マーゴット・ダルトン 『惑わされた女』 

惑わされた女
 幼い少年がショッピングモールで連れ去られた事件。少年の両親は離婚しており、親権者の母親は地元の名士の一族、父親はクロアチア移民の一族であり、相手もしくはその親族が息子を誘拐したのではないかという疑いを彼らはそれぞれ口にします。担当刑事のジャッキーは互いへの不信を露わにする元夫婦の周辺での聞き込みを続けますが、サイキックだと言うポール・アーヌセンが関係者しか知らない情報を口にし、彼に対しても疑いを深めます。さらには悲嘆に暮れる母親が、意外にも取り乱し方が少ないような違和感をジャッキーはおぼえますが・・・。

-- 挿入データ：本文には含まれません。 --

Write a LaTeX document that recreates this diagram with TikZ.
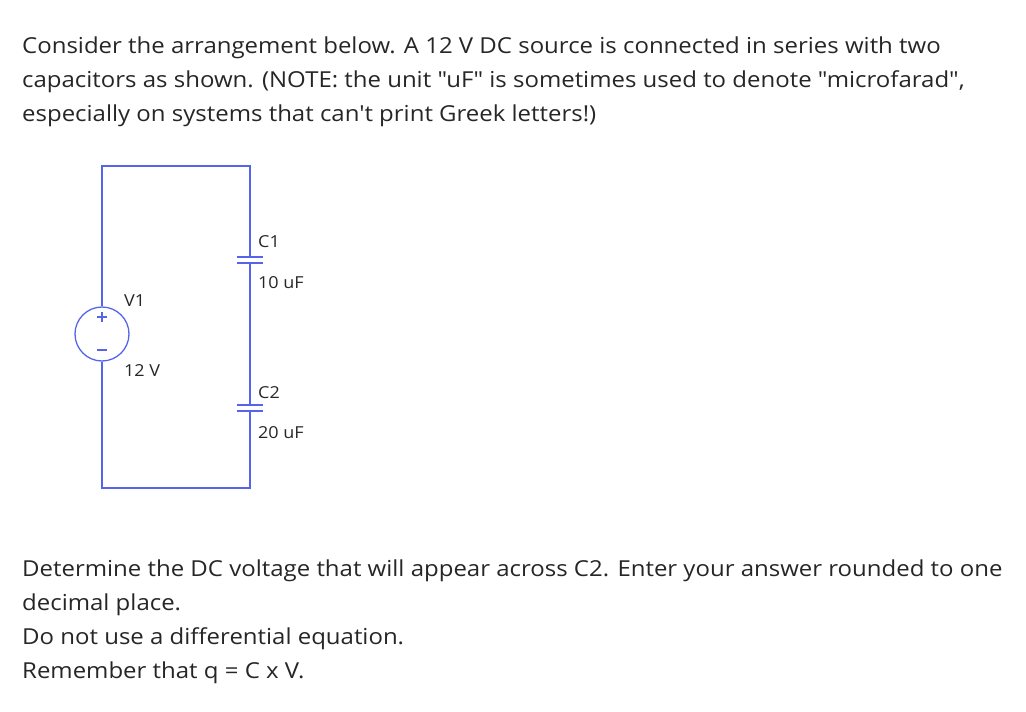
\documentclass[tikz,border=0pt]{standalone}
\usepackage{fontspec}
\setmainfont{Open Sans}[Ligatures=TeXOff,FakeStretch=1.09]
\begin{document}
\begin{tikzpicture}[x=1pt,y=-1pt,
  wire/.style={draw=wireblue,line width=1.6pt},
  txt/.style={anchor=base west,inner sep=0pt,font=\fontsize{22}{26}\selectfont,text=black!85},
  lbl/.style={anchor=base west,inner sep=0pt,font=\fontsize{16.5}{18}\selectfont,text=black!85}]
\definecolor{wireblue}{RGB}{85,100,235}
\useasboundingbox (0,0) rectangle (1026,712);
\node[txt] (t1) at (22,53) {Consider the arrangement below. A 12 V DC source is connected in series with two};
\node[txt] (t2) at (22,87) {capacitors as shown. (NOTE: the unit "uF" is sometimes used to denote "microfarad",};
\node[txt] (t3) at (22,121) {especially on systems that can't print Greek letters!)};
\node[txt] (t4) at (22,576) {Determine the DC voltage that will appear across C2. Enter your answer rounded to one};
\node[txt] (t5) at (22,610) {decimal place.};
\node[txt] (t6) at (22,644) {Do not use a differential equation.};
\node[txt] (t7) at (22,678) {Remember that q = C x V.};
% circuit
\coordinate (tl) at (102,166); \coordinate (tr) at (250,166);
\coordinate (bl) at (102,488); \coordinate (br) at (250,488);
\node[circle,draw=wireblue,line width=1.3pt,minimum size=54pt,inner sep=0pt] (v1) at (102,334) {};
\draw[wireblue,line width=1.3pt] (102,312) -- (102,322) (97,317) -- (107,317);
\draw[wireblue,line width=1.3pt] (97,350) -- (107,350);
\coordinate (c1a) at (250,257); \coordinate (c1b) at (250,263);
\coordinate (c2a) at (250,405); \coordinate (c2b) at (250,411);
\draw[wire] (v1.north) -- (tl) -- (tr) -- (c1a);
\draw[wire] (c1b) -- (c2a);
\draw[wire] (c2b) -- (br) -- (bl) -- (v1.south);
\foreach \c in {c1a,c1b,c2a,c2b}{\draw[wire] ([xshift=-13pt]\c) -- ([xshift=13pt]\c);}
\node[lbl] (l1) at (258,247) {C1};
\node[lbl] (l2) at (258,288) {10 uF};
\node[lbl] (l3) at (124,306) {V1};
\node[lbl] (l4) at (124,376) {12 V};
\node[lbl] (l5) at (258,398) {C2};
\node[lbl] (l6) at (258,438) {20 uF};
\end{tikzpicture}
\end{document}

 親権争いの末の誘拐事件なのか、もしくは全くの第三者による営利目的誘拐なのか、皆目見当がつかない中で、意外な展開を見せる中盤から、徐々にそれまでは今ひとつ見えてこなかった関係者たちの本当の姿が明らかになる過程が丁寧に描かれた作品。
 終盤近くなるまではあまり派手な展開も少ないのですが、互いに反目しあう一族の姿や、主人公のジャッキーとアルコール中毒の祖母との難しい関係、家庭問題を抱える相棒の刑事、そして家出をしてきた十代の少女とのぎこちない生活など、登場人物の丁寧な心理描写が無駄なく物語りに配置されていると言えるでしょう。
 ただ、犯人の隠された異常性を思わせる具体的な描写が不足気味であることによって、結末を迎えても今ひとつ不完全燃焼に感じる部分もありました。
 シリーズはまだこの先何冊か続くようなので、主人公らのキャラクターの掘り下げがこの先どう行われるかは気になるところです。